HONG KONG (Reuters) – Hong Kong’s leader John Lee said on Monday the authorities were considering additional measures to bolster the securities market in the Asian financial hub, which has taken a hit from China’s economic slowdown and geopolitical tensions.
Lee told the HSBC Global Investment Summit in Hong Kong that a host of measures had already been taken, including improving the listing regime for specialized technology companies, to enhance competitiveness.
“We are pleased that we’re considering additional measures from improving the transaction mechanism to boosting investment services and stepping up market promotion,” he said, without giving any details.
The economy expanded by just 3.2% in 2023, and capital flight turned the Hong Kong stock market into the worst-performing major index last year. India has now overtaken Hong Kong in terms of the value of listed shares.
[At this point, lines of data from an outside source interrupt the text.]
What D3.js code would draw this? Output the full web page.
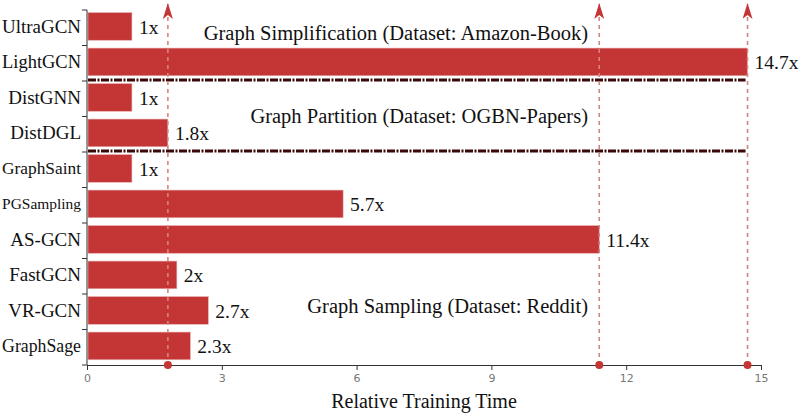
<!DOCTYPE html>
<html>
<head>
<meta charset="utf-8">
<script src="https://cdn.jsdelivr.net/npm/d3@7"></script>
<style>
  body { margin: 0; background: #fff; }
  svg { display: block; }
</style>
</head>
<body>
<svg id="chart"></svg>
<script>
const methods = ["UltraGCN", "LightGCN", "DistGNN", "DistDGL", "GraphSaint",
                 "PGSampling", "AS-GCN", "FastGCN", "VR-GCN", "GraphSage"];
const speedups = [1, 14.7, 1, 1.8, 1, 5.7, 11.4, 2, 2.7, 2.3];
const xTicks = [0, 3, 6, 9, 12, 15];
const markers = [1.8, 11.4, 14.7];
const sections = [
    "Graph Simplification (Dataset: Amazon-Book)",
    "Graph Partition (Dataset: OGBN-Papers)",
    "Graph Sampling (Dataset: Reddit)"
];
const dividerAfter = ["LightGCN", "DistDGL"];

const width = 804, height = 418;
const plotLeft = 87, plotRight = 761, plotTop = 10, plotBottom = 365;
const serif = "'Liberation Serif', 'Times New Roman', serif";
const red = "#c43535";

const svg = d3.select("#chart").attr("width", width).attr("height", height);

const x = d3.scaleLinear().domain([0, 15]).range([plotLeft, plotRight]);
const y = d3.scaleBand().domain(methods).range([plotTop, plotBottom])
    .paddingInner(0.22).paddingOuter(0.11).align(0.33);
const step = y.step();
const edge = i => plotTop + i * step;

// bars
svg.selectAll(".bar")
    .data(methods)
    .enter().append("rect")
    .attr("class", "bar")
    .attr("x", x(0) + 1)
    .attr("y", d => y(d))
    .attr("width", (d, i) => x(speedups[i]) - x(0) - 1)
    .attr("height", y.bandwidth())
    .attr("fill", red)
    .attr("stroke", "#e9b0b0")
    .attr("stroke-width", 0.6);

// value labels
svg.selectAll(".val")
    .data(methods)
    .enter().append("text")
    .attr("class", "val")
    .attr("x", (d, i) => x(speedups[i]) + 7)
    .attr("y", d => y(d) + y.bandwidth() / 2 + 1)
    .attr("dominant-baseline", "central")
    .style("font-family", serif)
    .style("font-size", "19.5px")
    .attr("fill", "#111")
    .text((d, i) => speedups[i] + "x");

// section dividers
svg.selectAll(".divider")
    .data(dividerAfter)
    .enter().append("line")
    .attr("class", "divider")
    .attr("x1", x(0) + 1)
    .attr("x2", x(14.7) - 2)
    .attr("y1", d => edge(methods.indexOf(d) + 1) - 1)
    .attr("y2", d => edge(methods.indexOf(d) + 1) - 1)
    .attr("stroke", "#3a0808")
    .attr("stroke-width", 3)
    .attr("stroke-dasharray", "8,1.5,2,1.5");

// marker lines with arrows
svg.append("defs").append("marker")
    .attr("id", "arrow")
    .attr("viewBox", "0 0 16 10")
    .attr("refX", 15).attr("refY", 5)
    .attr("markerWidth", 16).attr("markerHeight", 10)
    .attr("markerUnits", "userSpaceOnUse")
    .attr("orient", "auto")
    .append("path")
    .attr("d", "M16,5 L0,0 L4,5 L0,10 Z")
    .attr("fill", red);

svg.selectAll(".marker")
    .data(markers)
    .enter().append("line")
    .attr("class", "marker")
    .attr("x1", d => x(d)).attr("x2", d => x(d))
    .attr("y1", plotBottom).attr("y2", 4)
    .attr("stroke", "#d38585")
    .attr("stroke-width", 1.6)
    .attr("stroke-dasharray", "4,4")
    .attr("marker-end", "url(#arrow)");

// axes
const xAxis = svg.append("g")
    .attr("transform", `translate(0,${plotBottom})`)
    .call(d3.axisBottom(x).tickValues(xTicks).tickSize(5).tickPadding(4));
xAxis.select(".domain").attr("stroke", "#333");
xAxis.selectAll(".tick line").attr("stroke", "#333");
xAxis.selectAll(".tick text")
    .style("font-family", "'DejaVu Sans', sans-serif")
    .style("font-size", "11px")
    .attr("fill", "#777");

svg.selectAll(".dot")
    .data(markers)
    .enter().append("circle")
    .attr("class", "dot")
    .attr("cx", d => x(d)).attr("cy", plotBottom)
    .attr("r", 4)
    .attr("fill", red);

const yAxis = svg.append("g");
yAxis.append("line")
    .attr("x1", plotLeft).attr("x2", plotLeft)
    .attr("y1", plotTop).attr("y2", plotBottom)
    .attr("stroke", "#333");
yAxis.selectAll(".ytick")
    .data(d3.range(methods.length + 1))
    .enter().append("line")
    .attr("class", "ytick")
    .attr("x1", plotLeft - 5).attr("x2", plotLeft)
    .attr("y1", edge).attr("y2", edge)
    .attr("stroke", "#333");

yAxis.selectAll(".ylab")
    .data(methods)
    .enter().append("text")
    .attr("class", "ylab")
    .attr("x", 81)
    .attr("y", d => y(d) + y.bandwidth() / 2)
    .attr("text-anchor", "end")
    .attr("dominant-baseline", "central")
    .style("font-family", serif)
    .style("font-size", "19px")
    .attr("fill", "#111")
    .text(d => d)
    .each(function () {
        // shrink labels that do not fit in the left margin
        const w = this.getComputedTextLength();
        if (w > 79) d3.select(this).style("font-size", (19 * 79 / w) + "px");
    });

// section titles
const titleY = [33, 116, 306];
svg.selectAll(".section")
    .data(sections)
    .enter().append("text")
    .attr("class", "section")
    .attr("x", 588)
    .attr("y", (d, i) => titleY[i])
    .attr("text-anchor", "end")
    .attr("dominant-baseline", "central")
    .style("font-family", serif)
    .style("font-size", "20.5px")
    .attr("fill", "#111")
    .text(d => d);

svg.append("text")
    .attr("x", (plotLeft + plotRight) / 2)
    .attr("y", 401)
    .attr("text-anchor", "middle")
    .attr("dominant-baseline", "central")
    .style("font-family", serif)
    .style("font-size", "20px")
    .attr("fill", "#111")
    .text("Relative Training Time");
</script>
</body>
</html>
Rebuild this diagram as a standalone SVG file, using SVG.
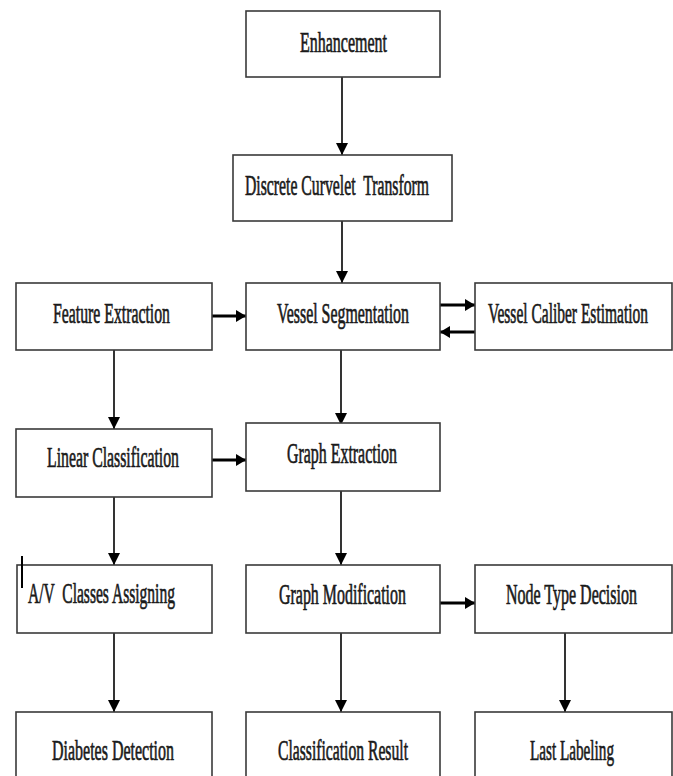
<svg xmlns="http://www.w3.org/2000/svg" width="673" height="776" viewBox="0 0 673 776">
<style>
.box{fill:#fff;stroke:#3a3a3a;stroke-width:1.6}
.lbl{font-family:"Liberation Serif","Times New Roman",serif;font-size:29px;fill:#1a1a1a;stroke:#1a1a1a;stroke-width:0.7}
.c{stroke:#000;stroke-width:1.6;fill:none}
.h{stroke:#000;stroke-width:3;fill:none}
</style>
<defs>
<marker id="arr" markerUnits="userSpaceOnUse" markerWidth="12" markerHeight="16" refX="12" refY="6" orient="auto" viewBox="0 0 12 12">
<path d="M0,0 L12,6 L0,12 z" fill="#000"/>
</marker>
<marker id="arrh" markerUnits="userSpaceOnUse" markerWidth="10" markerHeight="12" refX="10" refY="6" orient="auto" viewBox="0 0 10 12">
<path d="M0,0 L10,6 L0,12 z" fill="#000"/>
</marker>
</defs>
<rect width="673" height="776" fill="#fff"/>
<g id="connectors">
<line class="c" x1="342" y1="77" x2="342" y2="155" marker-end="url(#arr)"/>
<line class="c" x1="342" y1="221" x2="342" y2="283" marker-end="url(#arr)"/>
<line class="h" x1="212" y1="316" x2="246" y2="316" marker-end="url(#arrh)"/>
<line class="h" x1="440" y1="305" x2="475" y2="305" marker-end="url(#arrh)"/>
<line class="h" x1="475" y1="332" x2="440" y2="332" marker-end="url(#arrh)"/>
<line class="c" x1="114" y1="350" x2="114" y2="429" marker-end="url(#arr)"/>
<line class="c" x1="341" y1="350" x2="341" y2="425" marker-end="url(#arr)"/>
<line class="h" x1="212" y1="460" x2="246" y2="460" marker-end="url(#arrh)"/>
<line class="c" x1="114" y1="497" x2="114" y2="565" marker-end="url(#arr)"/>
<line class="c" x1="341" y1="491" x2="341" y2="565" marker-end="url(#arr)"/>
<line class="h" x1="440" y1="603" x2="475" y2="603" marker-end="url(#arrh)"/>
<line class="c" x1="114" y1="633" x2="114" y2="712" marker-end="url(#arr)"/>
<line class="c" x1="341" y1="633" x2="341" y2="712" marker-end="url(#arr)"/>
<line class="c" x1="565" y1="633" x2="565" y2="712" marker-end="url(#arr)"/>
</g>
<g id="n-enhancement"><rect class="box" x="246" y="11" width="194" height="66"/><text class="lbl" transform="scale(0.5,1)" x="600" y="52" textLength="174" lengthAdjust="spacingAndGlyphs">Enhancement</text></g>
<g id="n-curvelet"><rect class="box" x="233" y="155" width="219" height="66"/><text class="lbl" transform="scale(0.5,1)" x="490" y="195" textLength="368" lengthAdjust="spacingAndGlyphs" xml:space="preserve">Discrete Curvelet  Transform</text></g>
<g id="n-feature"><rect class="box" x="16" y="283" width="196" height="67"/><text class="lbl" transform="scale(0.5,1)" x="106" y="323" textLength="234" lengthAdjust="spacingAndGlyphs">Feature Extraction</text></g>
<g id="n-vesselseg"><rect class="box" x="246" y="283" width="194" height="67"/><text class="lbl" transform="scale(0.5,1)" x="554" y="323" textLength="264" lengthAdjust="spacingAndGlyphs">Vessel Segmentation</text></g>
<g id="n-caliber"><rect class="box" x="475" y="283" width="197" height="67"/><text class="lbl" transform="scale(0.5,1)" x="976" y="323" textLength="320" lengthAdjust="spacingAndGlyphs">Vessel Caliber Estimation</text></g>
<g id="n-linear"><rect class="box" x="16" y="429" width="196" height="68"/><text class="lbl" transform="scale(0.5,1)" x="94" y="467" textLength="264" lengthAdjust="spacingAndGlyphs">Linear Classification</text></g>
<g id="n-graphext"><rect class="box" x="246" y="423" width="194" height="68"/><text class="lbl" transform="scale(0.5,1)" x="574" y="463" textLength="220" lengthAdjust="spacingAndGlyphs">Graph Extraction</text></g>
<g id="n-av"><rect class="box" x="17" y="565" width="195" height="68"/><line x1="22" y1="556" x2="22" y2="588" stroke="#000" stroke-width="2"/><text class="lbl" transform="scale(0.5,1)" x="56" y="603" textLength="294" lengthAdjust="spacingAndGlyphs" xml:space="preserve">A/V  Classes Assigning</text></g>
<g id="n-graphmod"><rect class="box" x="246" y="565" width="194" height="68"/><text class="lbl" transform="scale(0.5,1)" x="558" y="604" textLength="254" lengthAdjust="spacingAndGlyphs">Graph Modification</text></g>
<g id="n-nodetype"><rect class="box" x="475" y="565" width="197" height="68"/><text class="lbl" transform="scale(0.5,1)" x="1012" y="604" textLength="262" lengthAdjust="spacingAndGlyphs">Node Type Decision</text></g>
<g id="n-diabetes"><rect class="box" x="16" y="712" width="196" height="70"/><text class="lbl" transform="scale(0.5,1)" x="104" y="760" textLength="244" lengthAdjust="spacingAndGlyphs">Diabetes Detection</text></g>
<g id="n-classres"><rect class="box" x="246" y="712" width="194" height="70"/><text class="lbl" transform="scale(0.5,1)" x="556" y="760" textLength="260" lengthAdjust="spacingAndGlyphs">Classification Result</text></g>
<g id="n-lastlabel"><rect class="box" x="475" y="712" width="197" height="70"/><text class="lbl" transform="scale(0.5,1)" x="1060" y="760" textLength="168" lengthAdjust="spacingAndGlyphs">Last Labeling</text></g>
</svg>
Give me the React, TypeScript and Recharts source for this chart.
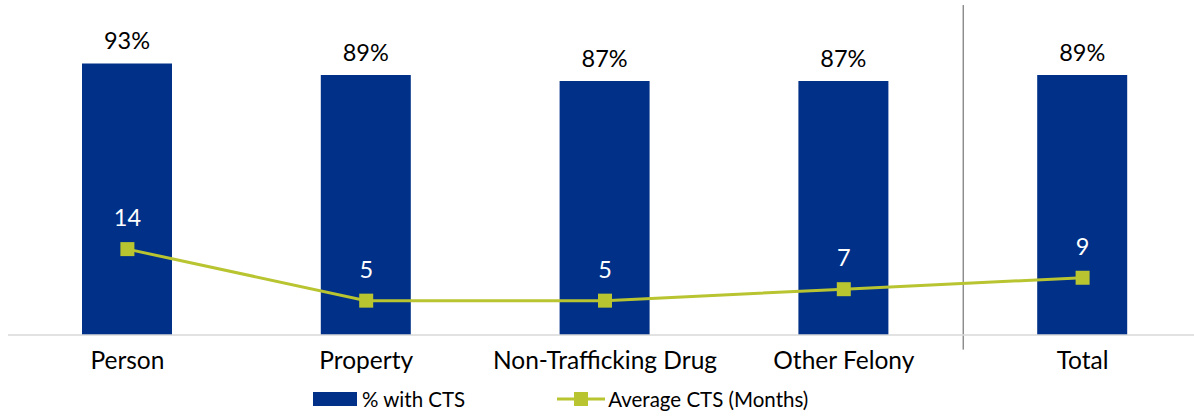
import React from 'react'
import {
  ComposedChart,
  Bar,
  Line,
  XAxis,
  YAxis,
  Legend,
  LabelList,
  ReferenceLine,
} from 'recharts'

const CATEGORIES = ['Person', 'Property', 'Non-Trafficking Drug', 'Other Felony', 'Total']
const PCT_WITH_CTS = [93, 89, 87, 87, 89]
const AVG_CTS_MONTHS = [14, 5, 5, 7, 9]

const BAR_COLOR = '#003087'
const LINE_COLOR = '#b8c430'
const FONT = 'Lato, "Noto Sans", sans-serif'

type Row = { name: string; pct: number; avg: number }

const data: Row[] = CATEGORIES.map((name, i) => ({
  name,
  pct: PCT_WITH_CTS[i],
  avg: AVG_CTS_MONTHS[i],
}))

const SquareDot = (props: any) => {
  const { cx, cy } = props
  if (cx == null || cy == null) return null
  return <rect x={cx - 7} y={cy - 7} width={14} height={14} fill={LINE_COLOR} />
}

const LegendContent = () => (
  <div
    style={{
      height: 41,
      display: 'flex',
      alignItems: 'center',
      paddingLeft: 305,
      paddingTop: 6,
      boxSizing: 'border-box',
      fontFamily: FONT,
      fontSize: 20.5,
      color: '#000',
    }}
  >
    <span style={{ display: 'inline-block', width: 44, height: 14, background: BAR_COLOR, marginRight: 5 }} />
    <span>% with CTS</span>
    <svg width={48} height={14} style={{ marginLeft: 92, marginRight: 3 }}>
      <line x1={0} y1={7} x2={48} y2={7} stroke={LINE_COLOR} strokeWidth={3} />
      <rect x={17} y={0} width={14} height={14} fill={LINE_COLOR} />
    </svg>
    <span>Average CTS (Months)</span>
  </div>
)

export default function App() {
  return (
    <div style={{ width: 1194, height: 416, overflow: 'hidden', background: '#fff' }}>
      <style>{'body{margin:0}'}</style>
      <ComposedChart
        width={1202}
        height={416}
        data={data}
        margin={{ top: 43, right: 0, bottom: 0, left: 8 }}
        style={{ fontFamily: FONT }}
      >
        <XAxis
          dataKey="name"
          height={40}
          tickLine={false}
          axisLine={{ stroke: '#d9d9d9', strokeWidth: 1.5 }}
          tick={{ fill: '#000', fontSize: 24.5, fontFamily: FONT }}
          tickMargin={11}
          interval={0}
        />
        <YAxis yAxisId="left" hide domain={[0, 100]} />
        <YAxis yAxisId="right" hide orientation="right" domain={[-1, 50]} />
        <ReferenceLine
          yAxisId="left"
          segment={[
            { x: 'Total', y: 113 },
            { x: 'Total', y: -5 },
          ]}
          position="start"
          ifOverflow="visible"
          stroke="#595959"
          strokeWidth={1}
        />
        <Legend verticalAlign="bottom" height={41} content={<LegendContent />} />
        <Bar yAxisId="left" dataKey="pct" name="% with CTS" fill={BAR_COLOR} barSize={90} isAnimationActive={false}>
          <LabelList
            dataKey="pct"
            position="top"
            offset={14}
            formatter={(v: any) => `${v}%`}
            style={{ fill: '#000', fontSize: 23.5, fontFamily: FONT }}
          />
        </Bar>
        <Line
          yAxisId="right"
          dataKey="avg"
          name="Average CTS (Months)"
          stroke={LINE_COLOR}
          strokeWidth={3}
          dot={<SquareDot />}
          activeDot={false}
          isAnimationActive={false}
        >
          <LabelList
            dataKey="avg"
            position="top"
            offset={23}
            style={{ fill: '#fff', fontSize: 23.5, fontFamily: FONT }}
          />
        </Line>
      </ComposedChart>
    </div>
  )
}
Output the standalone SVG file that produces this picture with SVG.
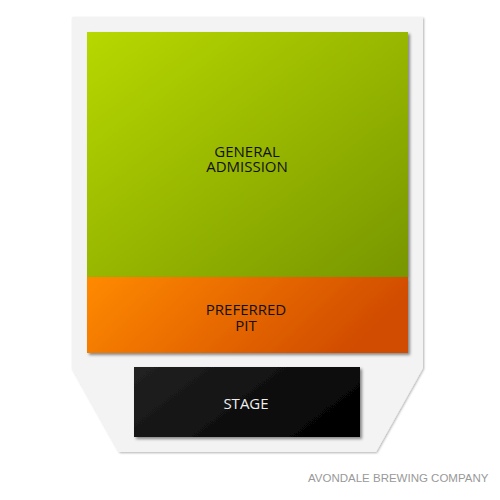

Hong Kong’s Hang Seng Index tumbled nearly 14% in 2023, its fourth consecutive year of decline.
The city, which is a major global hub for raising capital, saw the value of initial public offerings (IPOs) drop 28.5% in the first quarter of this year compared to the year-ago period to $507 million, according to LSEG data.
Battling high interest rates, a complex geopolitical environment and ballooning budget deficits, Hong Kong in February announced a mix of measures to lure back capital, businesses, and visitors to the city.
Lee said these measures will help Hong Kong bounce back.
“While some have voiced their disappointment over what could well be short-term market volatility others have expressed strong confidence in Hong Kong and the abundant opportunities out there,” Lee said.
“As the measures take hold, and the macro environment improves, so too will be the sustainable development of the stock market – of that I have no doubt,” he said, adding the government was committed to enhancing market competitiveness.